Source material ▸

··········

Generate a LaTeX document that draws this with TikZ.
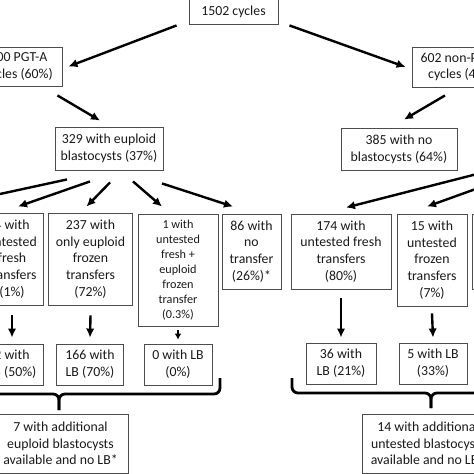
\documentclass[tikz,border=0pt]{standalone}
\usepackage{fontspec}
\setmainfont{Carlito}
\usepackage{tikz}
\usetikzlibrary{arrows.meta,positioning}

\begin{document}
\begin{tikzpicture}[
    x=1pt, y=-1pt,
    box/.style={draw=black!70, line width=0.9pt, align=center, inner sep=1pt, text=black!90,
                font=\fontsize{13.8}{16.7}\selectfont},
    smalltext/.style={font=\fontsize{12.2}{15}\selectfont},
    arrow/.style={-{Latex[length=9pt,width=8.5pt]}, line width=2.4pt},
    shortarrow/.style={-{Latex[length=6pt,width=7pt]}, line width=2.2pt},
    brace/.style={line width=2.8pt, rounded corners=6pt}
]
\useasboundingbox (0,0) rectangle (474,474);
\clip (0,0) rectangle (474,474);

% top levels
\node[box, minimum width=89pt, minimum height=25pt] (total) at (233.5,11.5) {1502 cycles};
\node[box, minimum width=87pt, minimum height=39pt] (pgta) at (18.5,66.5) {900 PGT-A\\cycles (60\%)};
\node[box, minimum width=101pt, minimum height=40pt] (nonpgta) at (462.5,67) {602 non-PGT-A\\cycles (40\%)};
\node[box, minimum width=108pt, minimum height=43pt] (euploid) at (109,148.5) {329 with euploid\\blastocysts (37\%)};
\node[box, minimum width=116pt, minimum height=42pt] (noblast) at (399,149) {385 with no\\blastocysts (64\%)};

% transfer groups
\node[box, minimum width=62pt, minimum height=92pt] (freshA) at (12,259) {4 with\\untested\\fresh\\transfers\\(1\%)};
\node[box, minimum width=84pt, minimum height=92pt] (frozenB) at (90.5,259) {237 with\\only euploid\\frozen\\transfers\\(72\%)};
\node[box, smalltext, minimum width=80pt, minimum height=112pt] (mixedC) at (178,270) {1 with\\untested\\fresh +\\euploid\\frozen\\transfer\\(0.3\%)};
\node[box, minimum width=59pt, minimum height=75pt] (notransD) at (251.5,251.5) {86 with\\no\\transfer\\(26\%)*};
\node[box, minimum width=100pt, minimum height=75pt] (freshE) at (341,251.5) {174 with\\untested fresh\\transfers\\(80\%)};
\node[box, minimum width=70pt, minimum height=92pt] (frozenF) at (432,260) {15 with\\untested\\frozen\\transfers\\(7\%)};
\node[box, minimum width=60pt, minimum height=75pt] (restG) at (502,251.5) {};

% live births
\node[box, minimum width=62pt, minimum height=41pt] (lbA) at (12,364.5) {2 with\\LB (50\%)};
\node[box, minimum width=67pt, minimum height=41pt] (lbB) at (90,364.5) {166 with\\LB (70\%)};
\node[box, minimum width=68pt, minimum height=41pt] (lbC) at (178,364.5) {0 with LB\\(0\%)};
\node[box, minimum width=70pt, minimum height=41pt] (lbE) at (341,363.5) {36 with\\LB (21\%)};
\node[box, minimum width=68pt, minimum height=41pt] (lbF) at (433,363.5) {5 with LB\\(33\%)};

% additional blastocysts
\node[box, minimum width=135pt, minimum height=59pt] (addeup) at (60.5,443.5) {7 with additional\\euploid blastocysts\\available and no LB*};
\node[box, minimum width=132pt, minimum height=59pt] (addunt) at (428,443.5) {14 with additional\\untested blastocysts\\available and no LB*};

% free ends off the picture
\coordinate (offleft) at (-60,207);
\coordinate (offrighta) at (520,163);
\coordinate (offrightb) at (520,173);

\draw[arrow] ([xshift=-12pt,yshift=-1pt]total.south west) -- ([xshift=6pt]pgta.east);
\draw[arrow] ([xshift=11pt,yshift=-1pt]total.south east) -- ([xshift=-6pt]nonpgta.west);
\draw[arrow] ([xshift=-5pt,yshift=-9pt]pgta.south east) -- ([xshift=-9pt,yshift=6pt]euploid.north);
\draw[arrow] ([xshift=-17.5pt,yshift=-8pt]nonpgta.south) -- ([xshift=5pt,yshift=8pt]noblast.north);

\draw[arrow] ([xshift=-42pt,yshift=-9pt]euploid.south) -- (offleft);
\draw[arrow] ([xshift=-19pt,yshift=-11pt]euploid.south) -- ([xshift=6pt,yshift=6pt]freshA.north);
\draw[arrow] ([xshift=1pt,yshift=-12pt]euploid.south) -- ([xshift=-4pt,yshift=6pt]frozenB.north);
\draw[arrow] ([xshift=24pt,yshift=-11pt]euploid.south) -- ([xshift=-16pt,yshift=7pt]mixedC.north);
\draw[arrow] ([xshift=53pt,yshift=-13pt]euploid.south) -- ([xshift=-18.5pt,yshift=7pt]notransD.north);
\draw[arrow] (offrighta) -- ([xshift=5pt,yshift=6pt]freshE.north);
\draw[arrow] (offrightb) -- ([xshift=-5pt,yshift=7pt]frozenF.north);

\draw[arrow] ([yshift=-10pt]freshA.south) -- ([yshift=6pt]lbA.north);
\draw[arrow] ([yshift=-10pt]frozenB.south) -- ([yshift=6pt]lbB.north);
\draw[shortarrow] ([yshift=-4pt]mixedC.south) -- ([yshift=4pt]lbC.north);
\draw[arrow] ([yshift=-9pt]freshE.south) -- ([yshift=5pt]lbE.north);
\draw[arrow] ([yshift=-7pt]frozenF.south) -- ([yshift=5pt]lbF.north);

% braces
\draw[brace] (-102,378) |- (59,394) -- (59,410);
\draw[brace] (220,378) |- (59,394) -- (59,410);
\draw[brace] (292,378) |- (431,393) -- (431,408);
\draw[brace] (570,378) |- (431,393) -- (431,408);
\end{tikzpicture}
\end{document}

··········

Written exercise ▸ Set the lines above down again, word for word, from the first through the one containing "minimum width=116pt, minimum"; pictures excluded.

Answer to the exercise ▸
Generate a LaTeX document that draws this with TikZ.
\documentclass[tikz,border=0pt]{standalone}
\usepackage{fontspec}
\setmainfont{Carlito}
\usepackage{tikz}
\usetikzlibrary{arrows.meta,positioning}

\begin{document}
\begin{tikzpicture}[
    x=1pt, y=-1pt,
    box/.style={draw=black!70, line width=0.9pt, align=center, inner sep=1pt, text=black!90,
                font=\fontsize{13.8}{16.7}\selectfont},
    smalltext/.style={font=\fontsize{12.2}{15}\selectfont},
    arrow/.style={-{Latex[length=9pt,width=8.5pt]}, line width=2.4pt},
    shortarrow/.style={-{Latex[length=6pt,width=7pt]}, line width=2.2pt},
    brace/.style={line width=2.8pt, rounded corners=6pt}
]
\useasboundingbox (0,0) rectangle (474,474);
\clip (0,0) rectangle (474,474);

% top levels
\node[box, minimum width=89pt, minimum height=25pt] (total) at (233.5,11.5) {1502 cycles};
\node[box, minimum width=87pt, minimum height=39pt] (pgta) at (18.5,66.5) {900 PGT-A\\cycles (60\%)};
\node[box, minimum width=101pt, minimum height=40pt] (nonpgta) at (462.5,67) {602 non-PGT-A\\cycles (40\%)};
\node[box, minimum width=108pt, minimum height=43pt] (euploid) at (109,148.5) {329 with euploid\\blastocysts (37\%)};
\node[box, minimum width=116pt, minimum height=42pt] (noblast) at (399,149) {385 with no\\blastocysts (64\%)};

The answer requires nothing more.